Pourquoi la prévention du sexisme au travail est-elle une question primordiale ?
Allison Caillé : Les chiffres parlent d’eux-mêmes et les conséquences sont importantes sur les personnes qui en sont victimes : baisse d’estime de soi, syndromes anxieux et dépressifs, baisse de productivité. C’est donc un vrai sujet pour les employeurs à l’heure où les enquêtes pour harcèlement sexuel au sein de l’entreprise sont en progression.
Il faut aussi noter que le Code du Travail a évolué depuis mars 2022 ; les agissements sexistes rentrent désormais dans la définition du harcèlement sexuel au travail.
Sous quelle forme le sexisme existe encore au travail ?
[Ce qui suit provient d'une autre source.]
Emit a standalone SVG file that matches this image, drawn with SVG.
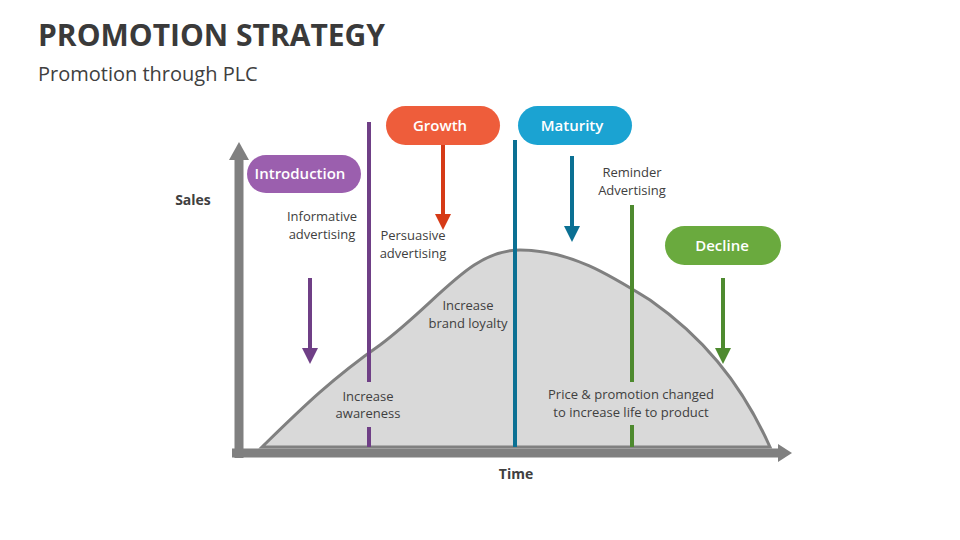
<svg xmlns="http://www.w3.org/2000/svg" width="960" height="540" viewBox="0 0 960 540">
<style>
text{font-family:"Open Sans","Liberation Sans",sans-serif;fill:#404040}
.lbl{font-size:13px;text-anchor:middle}
.pill{font-size:15px;fill:#fff;text-anchor:middle;font-weight:600}
</style>
<defs>
<marker id="ap" markerWidth="4" markerHeight="4" refX="2" refY="2" orient="auto" markerUnits="strokeWidth"><path d="M0,0L4,2L0,4z" fill="#6f3f86"/></marker>
<marker id="ar" markerWidth="4" markerHeight="4" refX="2" refY="2" orient="auto" markerUnits="strokeWidth"><path d="M0,0L4,2L0,4z" fill="#d63a16"/></marker>
<marker id="ab" markerWidth="4" markerHeight="4" refX="2" refY="2" orient="auto" markerUnits="strokeWidth"><path d="M0,0L4,2L0,4z" fill="#0b7093"/></marker>
<marker id="ag" markerWidth="4" markerHeight="4" refX="2" refY="2" orient="auto" markerUnits="strokeWidth"><path d="M0,0L4,2L0,4z" fill="#4e8a2f"/></marker>
</defs>
<rect width="960" height="540" fill="#fff"/>
<text x="38" y="46" style="font-size:30px;font-weight:700;fill:#3a3a3a">PROMOTION STRATEGY</text>
<text x="38" y="81" style="font-size:20px">Promotion through PLC</text>
<g id="curve">
<path d="M262,447 C300,410 330,380 380,345 C440,300 470,250 520,250 C570,250 610,275 650,300 C700,335 740,380 770,447 Z" fill="#d9d9d9" stroke="#808080" stroke-width="3"/>
</g>
<g id="axes">
<path d="M239,458 V158" stroke="#808080" stroke-width="9"/>
<path d="M229,160 L239,142 L249,160Z" fill="#808080"/>
<path d="M232,453 H780" stroke="#808080" stroke-width="9"/>
<path d="M778,444 L792,453 L778,462Z" fill="#808080"/>
<text x="193" y="205" class="lbl" style="font-weight:700;font-size:14px">Sales</text>
<text x="516" y="479" class="lbl" style="font-weight:700;font-size:14px">Time</text>
</g>
<g id="connectors">
<path d="M369,122 V382 M369,427 V447" stroke="#6f3f86" stroke-width="4"/>
<path d="M310,278 V356" stroke="#6f3f86" stroke-width="4" marker-end="url(#ap)"/>
<path d="M443,145 V222" stroke="#d63a16" stroke-width="4" marker-end="url(#ar)"/>
<path d="M515,140 V447" stroke="#0b7093" stroke-width="4"/>
<path d="M572,156 V234" stroke="#0b7093" stroke-width="4" marker-end="url(#ab)"/>
<path d="M632,205 V382 M632,425 V447" stroke="#4e8a2f" stroke-width="4"/>
<path d="M723,278 V356" stroke="#4e8a2f" stroke-width="4" marker-end="url(#ag)"/>
</g>
<g id="introduction">
<rect x="247" y="155" width="114" height="38" rx="19" fill="#9b5fae"/>
<text x="300" y="179" class="pill">Introduction</text>
<text x="322" y="221" class="lbl">Informative</text>
<text x="322" y="239" class="lbl">advertising</text>
<text x="368" y="401" class="lbl">Increase</text>
<text x="368" y="418" class="lbl">awareness</text>
</g>
<g id="growth">
<rect x="386" y="106" width="114" height="39" rx="19.5" fill="#ee5d3b"/>
<text x="440" y="131" class="pill">Growth</text>
<text x="413" y="240" class="lbl">Persuasive</text>
<text x="413" y="258" class="lbl">advertising</text>
<text x="468" y="310" class="lbl">Increase</text>
<text x="468" y="328" class="lbl">brand loyalty</text>
</g>
<g id="maturity">
<rect x="518" y="106" width="114" height="39" rx="19.5" fill="#1ba3d2"/>
<text x="572" y="131" class="pill">Maturity</text>
<text x="632" y="177" class="lbl">Reminder</text>
<text x="632" y="195" class="lbl">Advertising</text>
<text x="631" y="399" class="lbl">Price &amp; promotion changed</text>
<text x="631" y="417" class="lbl">to increase life to product</text>
</g>
<g id="decline">
<rect x="665" y="226" width="116" height="39" rx="19.5" fill="#6aaa3e"/>
<text x="722" y="251" class="pill">Decline</text>
</g>
</svg>
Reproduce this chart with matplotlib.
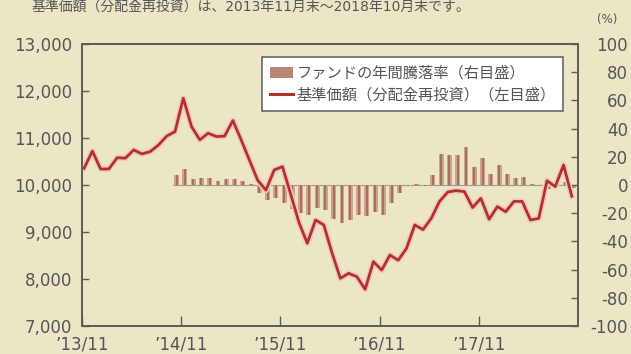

AC : Il prend racine sur des stéréotypes régis par l’économie cognitive de notre cerveau qui range les personnes dans des « boîtes » pour se simplifier la tâche. Exemples classiques : les femmes sont moins bonnes en mathématiques, les hommes ne doivent pas pleurer… L’idée est donc de déconstruire ces stéréotypes qui mènent à des comportements de discrimination en fonction du genre.
Au travail, les agissements sexistes peuvent prendre la forme de petites phrases, comme appeler sa collègue « ma petite chérie », de codes sociaux à respecter : « Arrête de te plaindre, t’es un homme ». Cela passe aussi par la fausse séduction « Ta robe te fait un beau décolleté… », car commenter le physique est toujours sexiste. Même en blague.
Où est la frontière entre le sexisme et l’humour ?
AC : L’humour a une fonction importante au travail : il créé du lien social ou sert à décompresser. Mais il faut bien faire la différence entre « rire avec » et « rire de ». Quand on rit « de » quelqu’un, il y a une discrimination à l’origine, alors que le « avec » est incluant. Il est important de prendre en compte l’effet produit : « Ma blague provoque-t-elle de la gêne ? ».
Pourquoi le sexisme reste présent dans les équipes de travail ?
AC : Il existe 3 ingrédients d’un climat de travail sexiste.
- La banalisation des agissements : « c’était juste une blague ».
- Le sentiment d’impunité : « c’est entre nous, il n’y a pas de malaise ! ».
- L’absence de recadrage de la hiérarchie.
Comment, en tant qu’employeur, je peux prévenir le sexisme ?
AC : Les décideurs ont un rôle central dans la prévention qui se décline sur 3 niveaux. La prévention primaire qui consiste à afficher sa lutte en mettant en place des procédures d’alerte éthique et en communiquant auprès des nouveaux arrivants. La prévention secondaire qui permet de sensibiliser et de former toutes les strates de l’entreprise. Et enfin la prévention tertiaire pour réparer, en intégrant une cellule de signalement en interne, en formant les gens à l’écoute active, en diligentant des enquêtes en cas de signalement, et éventuellement en sanctionnant.
Et en tant qu’employé, comment témoigner en cas de blague sexiste ?
AC : Il ne faut pas banaliser les faits. Si on vit la situation en direct, l’idée est d’intervenir au nom de la personne : « ce que tu viens de dire me pose problème ». Et si on est victime, il faut tout de suite en parler aux différents relais dans l’entreprise.